Here I continue discussing the book God Who Looks Like Jesus: A Renewed Approach to Understanding God by Gregory A. Boyd and M. Scott Boren (Herald Press). Chapter 6 is Rethinking God. If you have read the chapter, feel free to comment; if not, feel free to ask a question.
Chapter 6: Rethinking God amounts to a full assault on “the classical view of God” by which Greg means the Greek philosophically-inspired view of God as immutable, impassable and pure actuality with no potentiality. Its main representative in Christian history is Thomas Aquinas, the Angelic Doctor of the Catholic Church. However, it was also promoted by Anselm of Canterbury and many others. Even some Protestant scholastics such as Francis Turretin and his disciple Charles Hodge held versions of it. It is still promoted by many evangelical theologians (among others).

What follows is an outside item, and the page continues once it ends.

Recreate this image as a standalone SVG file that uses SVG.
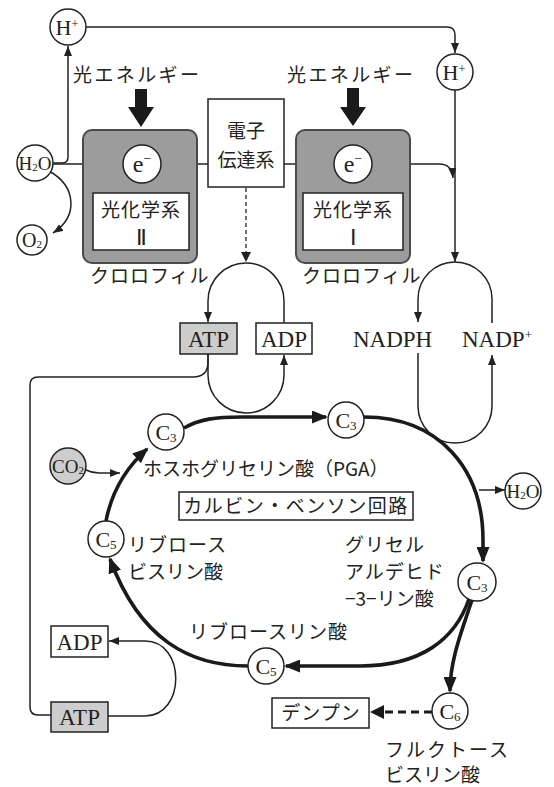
<svg xmlns="http://www.w3.org/2000/svg" width="554" height="787" viewBox="0 0 554 787">
<defs>
<marker id="a" markerUnits="userSpaceOnUse" markerWidth="10" markerHeight="8" refX="10" refY="4" orient="auto"><path d="M0,0 L10,4 L0,8 z" fill="#222"/></marker>
<marker id="b" markerUnits="userSpaceOnUse" markerWidth="16" markerHeight="13" refX="14" refY="6.5" orient="auto"><path d="M0,0 L16,6.5 L0,13 z" fill="#1a1a1a"/></marker>
<style>
.ln{fill:none;stroke:#222;stroke-width:1.5}
.tk{fill:none;stroke:#1a1a1a;stroke-width:3.6}
.nd{fill:#fff;stroke:#222;stroke-width:1.5}
.gr{fill:#cdcdcd;stroke:#222;stroke-width:1.5}
.ps{fill:#9c9c9c;stroke:#4a4a4a;stroke-width:2}
.jp{font-family:"Noto Sans CJK JP",sans-serif;font-size:19px;fill:#222}
.la{font-family:"Liberation Serif",serif;fill:#222}
.c{text-anchor:middle}
</style>
</defs>

<g id="connectors">
<path class="ln" d="M86,27 H447 Q455,27 455,35 V53" marker-end="url(#a)"/>
<path class="ln" d="M53,163 H62 Q68,163 68,157 V46" marker-end="url(#a)"/>
<path class="ln" d="M49,171 C76,186 79,216 53,233" marker-end="url(#a)"/>
<path class="ln" d="M53,164 H123"/>
<path class="ln" d="M161,164 H208"/>
<path d="M180,159 L190,164 L180,169 z" fill="#222"/>
<path class="ln" d="M284,164 H334"/>
<path d="M303,159 L313,164 L303,169 z" fill="#222"/>
<path class="ln" d="M372,164 H439 Q452,164 453,178" marker-end="url(#a)"/>
<path class="ln" d="M455,90 V262" marker-end="url(#a)"/>
<path fill="none" stroke="#222" stroke-width="1.3" stroke-dasharray="4,3" d="M246,188 V254"/>
<path d="M241,252 L246,262 L251,252 z" fill="#222"/>
<path class="ln" d="M284,323 V301 A38,38 0 0 0 208,301 V322" marker-end="url(#a)"/>
<path class="ln" d="M208,354 V375 A38,38 0 0 0 284,375 V355" marker-end="url(#a)"/>
<path class="ln" d="M492,323 V299 A37,37 0 0 0 418,299 V322" marker-end="url(#a)"/>
<path class="ln" d="M418,353 V406 A37,37 0 0 0 492,406 V355" marker-end="url(#a)"/>
<path class="ln" d="M208,354 V362 Q208,377 193,377 H38 Q30,377 30,385 V707 Q30,715 38,715 H51"/>
<path class="ln" d="M108,716 H145 C186,716 186,641 145,641 H109" marker-end="url(#a)"/>
<path class="ln" d="M86,470 Q92,473 99,473 H120" marker-end="url(#a)"/>
<path class="ln" d="M479,490 H505" marker-end="url(#a)"/>
<path class="tk" d="M184,428 C200,419 215,417 242,417 H326" marker-end="url(#b)"/>
<path class="tk" d="M364,417 C440,417 483,470 483,540 V561" marker-end="url(#b)"/>
<path class="tk" d="M469,599 C455,640 420,666 360,666 H286" marker-end="url(#b)"/>
<path class="tk" d="M472,600 C462,630 450,660 450,691" marker-end="url(#b)"/>
<path class="tk" d="M248,666 C190,666 140,640 110,559" marker-end="url(#b)"/>
<path class="tk" d="M106,521 C112,490 128,466 147,449" marker-end="url(#b)"/>
<path fill="none" stroke="#1a1a1a" stroke-width="3" stroke-dasharray="8,5" d="M432,712 H380"/>
<path d="M384,705 L370,712 L384,719 z" fill="#1a1a1a"/>
</g>

<g id="light1">
<text class="jp" x="73" y="82" style="letter-spacing:2.4px">光エネルギー</text>
<path d="M135,89 H147 V107 H154 L141,127 L128,107 H135 z" fill="#1a1a1a"/>
</g>
<g id="light2">
<text class="jp" x="287" y="82" style="letter-spacing:2.4px">光エネルギー</text>
<path d="M347,88 H359 V107 H366 L353,126 L340,107 H347 z" fill="#1a1a1a"/>
</g>

<g id="hplus1"><circle class="nd" cx="68" cy="27" r="18"/><text class="la c" x="67" y="35" font-size="22">H<tspan font-size="13" dy="-7">+</tspan></text></g>
<g id="hplus2"><circle class="nd" cx="455" cy="72" r="18"/><text class="la c" x="454" y="80" font-size="22">H<tspan font-size="13" dy="-7">+</tspan></text></g>
<g id="h2o1"><circle class="nd" cx="35" cy="163" r="18"/><text class="la c" x="35" y="170" font-size="19">H<tspan font-size="11" dy="1">2</tspan><tspan dy="-1">O</tspan></text></g>
<g id="o2"><circle class="nd" cx="32" cy="240" r="15"/><text class="la c" x="32" y="247" font-size="20">O<tspan font-size="11" dy="1">2</tspan></text></g>

<g id="ps2">
<rect class="ps" x="83" y="130" width="114" height="133" rx="9"/>
<circle class="nd" cx="142" cy="164" r="19"/>
<text class="la c" x="142" y="172" font-size="24">e<tspan font-size="14" dy="-9">−</tspan></text>
<rect x="93" y="193" width="96" height="57" fill="#fff" stroke="#222" stroke-width="1.5"/>
<text class="jp c" x="141" y="217" font-size="21" style="letter-spacing:1px">光化学系</text>
<text class="la c" x="141" y="245" font-size="22">Ⅱ</text>
<text class="jp" x="90" y="283" font-size="16" style="letter-spacing:1px">クロロフィル</text>
</g>

<g id="ets">
<rect x="208" y="99" width="76" height="88" fill="#fff" stroke="#222" stroke-width="1.5"/>
<text class="jp c" x="246" y="138" font-size="21">電子</text>
<text class="jp c" x="246" y="167" font-size="21">伝達系</text>
</g>

<g id="ps1">
<rect class="ps" x="296" y="130" width="114" height="133" rx="9"/>
<circle class="nd" cx="353" cy="164" r="19"/>
<text class="la c" x="353" y="172" font-size="24">e<tspan font-size="14" dy="-9">−</tspan></text>
<rect x="303" y="193" width="100" height="57" fill="#fff" stroke="#222" stroke-width="1.5"/>
<text class="jp c" x="353" y="217" font-size="21" style="letter-spacing:1px">光化学系</text>
<text class="la c" x="353" y="245" font-size="22">Ⅰ</text>
<text class="jp" x="302" y="283" font-size="16" style="letter-spacing:1px">クロロフィル</text>
</g>

<g id="atp1"><rect class="gr" x="180" y="323" width="57" height="31"/><text class="la c" x="208.5" y="347" font-size="23">ATP</text></g>
<g id="adp1"><rect class="nd" x="256" y="323" width="56" height="31"/><text class="la c" x="284" y="347" font-size="23">ADP</text></g>
<g id="nadph"><text class="la" x="353" y="347" font-size="23">NADPH</text></g>
<g id="nadp"><text class="la" x="462" y="347" font-size="23">NADP<tspan font-size="13" dy="-8">+</tspan></text></g>

<g id="c3a"><circle class="nd" cx="166" cy="432" r="18"/><text class="la c" x="166" y="440" font-size="22">C<tspan font-size="13" dy="2">3</tspan></text></g>
<g id="c3b"><circle class="nd" cx="346" cy="420" r="18"/><text class="la c" x="346" y="428" font-size="22">C<tspan font-size="13" dy="2">3</tspan></text></g>
<g id="c3c"><circle class="nd" cx="477" cy="582" r="19"/><text class="la c" x="477" y="590" font-size="22">C<tspan font-size="13" dy="2">3</tspan></text></g>
<g id="c5a"><circle class="nd" cx="106" cy="539" r="18"/><text class="la c" x="106" y="547" font-size="22">C<tspan font-size="13" dy="2">5</tspan></text></g>
<g id="c5b"><circle class="nd" cx="266" cy="666" r="18"/><text class="la c" x="266" y="674" font-size="22">C<tspan font-size="13" dy="2">5</tspan></text></g>
<g id="c6"><circle class="nd" cx="450" cy="711" r="18"/><text class="la c" x="450" y="719" font-size="22">C<tspan font-size="13" dy="2">6</tspan></text></g>
<g id="co2"><circle class="gr" cx="68" cy="466" r="18"/><text class="la c" x="68" y="473" font-size="19">CO<tspan font-size="11" dy="1">2</tspan></text></g>
<g id="h2o2"><circle class="nd" cx="523" cy="491" r="18"/><text class="la c" x="523" y="498" font-size="19">H<tspan font-size="11" dy="1">2</tspan><tspan dy="-1">O</tspan></text></g>

<g id="labels">
<text class="jp" x="143" y="476">ホスホグリセリン酸（PGA）</text>
<text class="jp" x="128" y="552" style="letter-spacing:1px">リブロース</text>
<text class="jp" x="128" y="579">ビスリン酸</text>
<text class="jp" x="345" y="552" style="letter-spacing:1px">グリセル</text>
<text class="jp" x="345" y="579" style="letter-spacing:1px">アルデヒド</text>
<text class="jp" x="345" y="606">−3−リン酸</text>
<text class="jp" x="189" y="639" style="letter-spacing:1px">リブロースリン酸</text>
<text class="jp" x="385" y="757" style="letter-spacing:2px">フルクトース</text>
<text class="jp" x="385" y="782">ビスリン酸</text>
</g>

<g id="calvin"><rect class="nd" x="179" y="492" width="234" height="28"/><text class="jp c" x="296" y="513" style="letter-spacing:1.5px">カルビン・ベンソン回路</text></g>
<g id="starch"><rect class="nd" x="272" y="698" width="97" height="30"/><text class="jp c" x="321" y="720" style="letter-spacing:1px">デンプン</text></g>
<g id="adp2"><rect class="nd" x="51" y="626" width="57" height="31"/><text class="la c" x="79.5" y="650" font-size="23">ADP</text></g>
<g id="atp2"><rect class="gr" x="51" y="702" width="57" height="30"/><text class="la c" x="79.5" y="725" font-size="23">ATP</text></g>
</svg>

Greg admits that some, perhaps many, Christian theologians have affirmed that God is also relational, something he strongly affirms. However, he says, they appeal to “unnecessary mysteries” and fall into contradiction: “God is immutable, but in some mysterious sense also is relational. God is timeless, but in some mysterious way also interactive. God is impassible, but in some mysterious manner, also suffers.” (109) He says that when we start thinking about God through Jesus, “the ‘mysteries’ of classical theism simply disappear.” (110)
Greg has often said that these metaphysical attributes of God are unnecessary and even unbiblical “metaphysical compliments” people think they must pay to God. They all stem from the presupposition that he calls “the ontology of perfection”—that a perfect being cannot change in any way whatsoever and cannot have any potential at all. The God of the Bible, however, the God of Jesus Christ, suffers and changes—not in essence or wisdom but in experience. Love changes a person. To love another, outside of oneself, is to be open to some suffering. And, the cross signifies that God can suffer. Greg rejects the old notion of classical theism that Christ only suffered “in his human nature.”

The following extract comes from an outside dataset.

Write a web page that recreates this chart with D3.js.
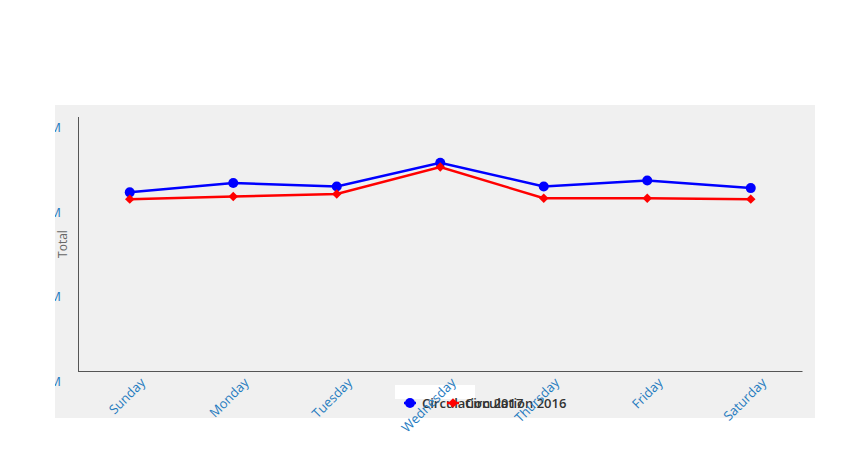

The most beautiful and homiletical paragraph is this: “The cross reveals a deeper dimension to the problem of evil. The crucifixion shows us a God who makes evil his own problem. The God who reveals himself in Jesus does not stand aloof from the pain of the world; instead, he enters into the depths of our collective hell to liberate creation from it. If evil is a problem for us, how much more must it be for a God whose capacity for love is infinite and who therefore experiences the world’s collective pain?” (114)
I agree completely with Greg (and his co-author) in this chapter. When I first learned about “classical Christian theism,” that God cannot be affected by anything outside himself, I was appalled. I was by then thoroughly familiar with scripture and embedded in a form of Christian life that believed prayer can make a difference. I believed in a relational, interactive God, not a metaphysical God of Greek philosophers (and those influenced by them). I cam across something Anselm of Canterbury said to the effect that God cannot even feel compassion. I studied Process Theology and Hegel’s philosophy of religion and rejected them as also too philosophical to fit the God of the Bible and of Jesus Christ.
Greg and I had numerous conversation about this subject and I “hear” echoes of things we both said in those conversations in this chapter (and throughout the book). If I could, I would require all students of Christian theology to read this book and especially this chapter. We need to shed once and for all at least the most rigid forms of classical theism and return to the loving, relational God of the Bible and of Jesus.